# Sugimoto #6 chuka bocho



## millionsknives (Apr 25, 2014)

I took a chance on this for $180





  








DSC_0256.jpg




__
millionsknives


__
Feb 13, 2016








It weighs 448g and my Suien VC weighs 462. This is surprising because it is so much thicker! The steel must not be as dense.

I was on the fence between #6 and #7. I'm glad I did not get #7.

It has a heavy distal taper, so the front is thinner than the heel. But still, it's 2x thicker than my Suien VC at the heel and maybe like 1.2x thicker at the front.

I do like the profile, it is much flatter. I can see if you are trying to use only one knife for everything it has its merits. THe back is for heavier tasks and the front is for slicing.

For its thickness, it cut surprisingly well through onion and carrot. Between the handle shape being round in all the wrong places and the smoothness of the steel on the side, it feels like it's constantly threatening to fall out of my hand.

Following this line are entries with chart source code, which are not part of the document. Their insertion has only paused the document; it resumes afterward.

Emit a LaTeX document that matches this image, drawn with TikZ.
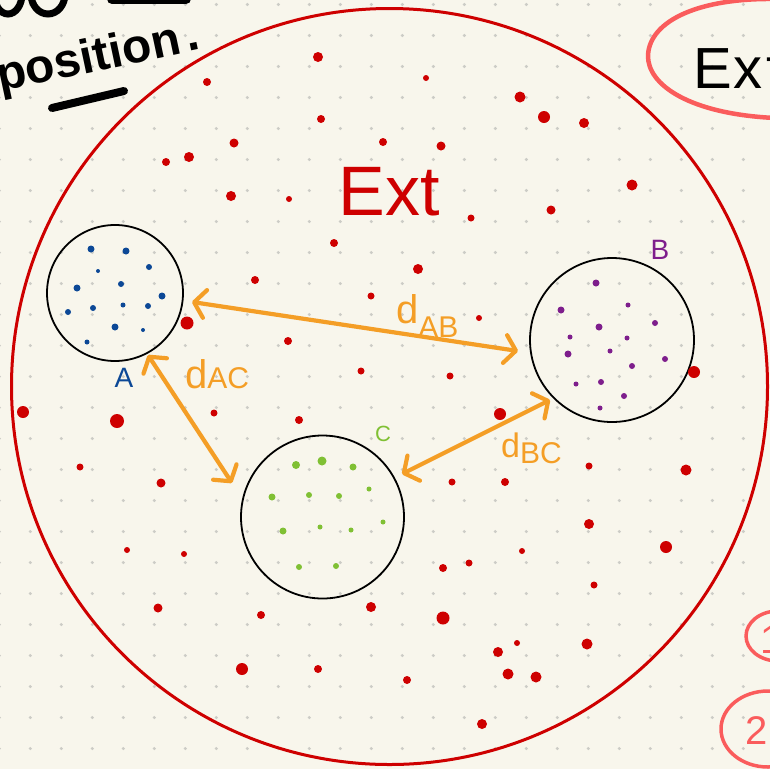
\documentclass[tikz,border=0pt]{standalone}
\usepackage{fontspec}
\setmainfont{Liberation Sans}
\usetikzlibrary{arrows.meta}
\definecolor{paper}{RGB}{248,246,236}
\definecolor{griddot}{RGB}{204,204,198}
\definecolor{extred}{RGB}{206,0,0}
\definecolor{pinkred}{RGB}{250,92,92}
\definecolor{distorange}{RGB}{244,158,38}
\definecolor{setblue}{RGB}{12,72,150}
\definecolor{setpurple}{RGB}{126,30,140}
\definecolor{setgreen}{RGB}{128,192,52}
\begin{document}
\begin{tikzpicture}[x=1pt,y=-1pt,
  setcirc/.style={circle,draw=black,line width=1.8pt,inner sep=0pt},
  distarrow/.style={draw=distorange,line width=4.2pt,line cap=round,
    {Straight Barb[length=11pt,width=28pt,round]}-{Straight Barb[length=11pt,width=28pt,round]}},
  distlab/.style={text=distorange,font=\fontsize{40}{40}\selectfont,inner sep=0pt,anchor=base west},
  setlab/.style={font=\fontsize{28}{28}\selectfont,inner sep=0pt}]
\useasboundingbox (0,0) rectangle (770,769);
\fill[paper] (0,0) rectangle (770,769);
\clip (0,0) rectangle (770,769);
\foreach \i in {0,...,25}
  \foreach \j in {0,...,24}
    \fill[griddot] (31*\i-0.7,31*\j+4.5) circle (1.7);

\node[circle,draw=extred,line width=3pt,inner sep=0pt,minimum size=756pt] (U) at (389.5,386.5) {};
\node[setcirc,minimum size=136pt] (A) at (115,293) {};
\node[setcirc,minimum size=164pt] (B) at (612,340) {};
\node[setcirc,minimum size=163pt] (C) at (322.5,517) {};

\foreach \x/\y/\r in {318/57/5,207/82/4,321/119/4,234/143/4.5,383/142/4,166/162/4,189/157/5,231/196/5,
    289/199/3,334/243/4,255/280/4,371/296/3.5,187/323/6.5,288/341/4,361/371/3.5,
    426/78/3,520/97/5.5,544/117/6,584/123/5,441/146/4.5,632/185/5.5,551/210/4.5,471/218/3.5,
    418/269/5,479/318/3,450/376/3.5,694/372/6,
    23/412/6,117/421/7,214/413/3.5,299/420/4,80/467/3.5,161/483/4.5,127/550/3,184/554/3,
    158/608/4.5,261/615/4,371/607/5,242/669/6,318/669/4,
    500/414/6,452/482/3.5,505/482/4,589/466/3.5,686/470/5.5,589/524/5,522/551/3,666/547/6,
    443/568/4,469/563/3.5,594/585/3.5,443/618/6.5,517/643/3,498/652/5,587/644/5.5,
    407/680/4,508/674/5.5,536/677/5.5,482/724/5}
  \fill[extred] (\x,\y) circle (\r);

\foreach \x/\y/\r in {91/249/3.5,126/251/3.5,149/267/3,98/271/2,77/288/3.5,121/284/3,162/296/3.5,
    68/312/3,93/308/3,123/305/2.5,148/306/3,115/327/3.5,143/330/2,87/342/2.5}
  \fill[setblue] (\x,\y) circle (\r);
\foreach \x/\y/\r in {596/283/3.5,561/310/3.5,628/305/2.5,599/327/3.5,655/323/3,570/337/2.5,
    627/338/2.5,610/351/2.5,568/354/3.5,665/359/3,632/366/3,576/384/2.5,601/382/3,
    624/396/3,600/408/2.5}
  \fill[setpurple] (\x,\y) circle (\r);
\foreach \x/\y/\r in {296/465/4,322/461/4.5,353/467/3.5,369/489/2.5,272/497/3.5,309/495/3,
    339/496/3,383/522/2.5,283/531/3.5,320/527/2.5,351/530/2.5,299/567/3,336/566/3}
  \fill[setgreen] (\x,\y) circle (\r);

\node[setlab,text=setblue] (labA) at (124,378) {A};
\node[setlab,text=setpurple] (labB) at (660,250) {B};
\node[setlab,text=setgreen,font=\fontsize{22}{22}\selectfont] (labC) at (383,434) {C};
\node[text=extred,inner sep=0pt,font=\fontsize{70}{70}\selectfont] (ext) at (389,192) {Ext};

\coordinate (ab1) at (192,302);
\coordinate (ab2) at (518,351);
\coordinate (ac1) at (148,355);
\coordinate (ac2) at (232,483);
\coordinate (bc1) at (402,474);
\coordinate (bc2) at (550,400);
\draw[distarrow] (ab1) -- (ab2);
\draw[distarrow] (ac1) -- (ac2);
\draw[distarrow] (bc1) -- (bc2);
\node[distlab] (dab) at (396,323) {d\raisebox{-14pt}{\fontsize{30}{30}\selectfont AB}};
\node[distlab] (dac) at (185,388) {d{\fontsize{30}{30}\selectfont AC}};
\node[distlab,font=\fontsize{34}{34}\selectfont] (dbc) at (501,457) {d\raisebox{-6pt}{\fontsize{30}{30}\selectfont BC}};

\node[inner sep=0pt,anchor=base west,rotate=12,font=\fontsize{48}{48}\selectfont\bfseries] (pos) at (0,92) {position\kern6pt.};
\draw[line width=8pt,line cap=round] (52,108) -- (124,91);
\draw[line width=7pt] (8,-6) ellipse (14 and 20);
\draw[line width=7pt] (48,-6) ellipse (17 and 20);
\draw[line width=10pt,line cap=round] (112,-1) -- (186,-1);

\draw[pinkred,line width=4.5pt] (775,-1) .. controls (700,-2) and (650,20) .. (648,55)
  .. controls (647,85) and (690,114) .. (775,118);
\node[inner sep=0pt,anchor=base west,font=\fontsize{58}{58}\selectfont] (ext2) at (693,88) {E\kern2pt x\kern4pt t};
\draw[pinkred,line width=3.5pt] (778,636) ellipse (32 and 25);
\node[text=pinkred,inner sep=0pt,anchor=west,font=\fontsize{40}{40}\selectfont] (one) at (760,640) {1};
\draw[pinkred,line width=3.5pt] (768,729) ellipse (47 and 38);
\node[text=pinkred,inner sep=0pt,anchor=west,font=\fontsize{40}{40}\selectfont] (two) at (745,731) {2};
\end{tikzpicture}
\end{document}
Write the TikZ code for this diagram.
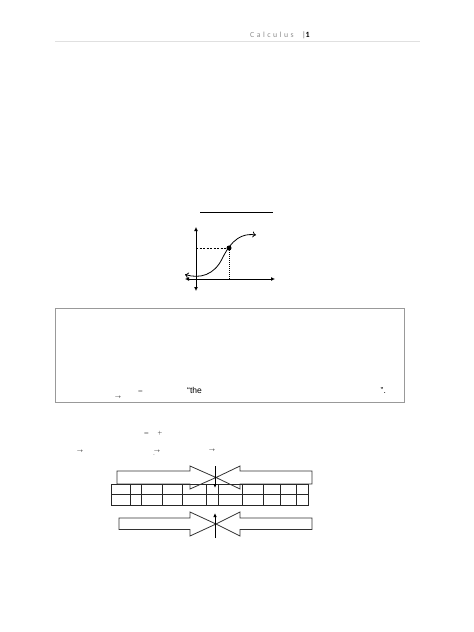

I'll give this a workout for a few weeks and update, but I think the search for the perfect cleaver continues...


----------



## rick alan (Nov 15, 2012)

Not much difference in carbon steel densities, must be the handle area where the weight savings come from, if not the cross-section profile.


----------



## foody518 (Aug 6, 2015)

I wonder if that wide bevel on the Sugimoto is something that leads to the (surprisingly) slightly less mass.


----------



## millionsknives (Apr 25, 2014)

That's no bevel, it's just some brushed markings from grinding.

The knife itself is very intuitive to use, as a cleaver person at least.  I really still hate the handle.  I'm going to take it to the belt sander and "octagon" it somewhat.  If it's still horrible, I have to replace it. 

I use a "peace" sign grip with two fingers on the side.  Only my pinky and ring finger are lightly under the handle.  This type of grip doesn't really care about the majority of handles, they all work the same.  This particular one just happens to be the wrong roundness where my fingers are, so it always slips.  It's dangerously bad.


----------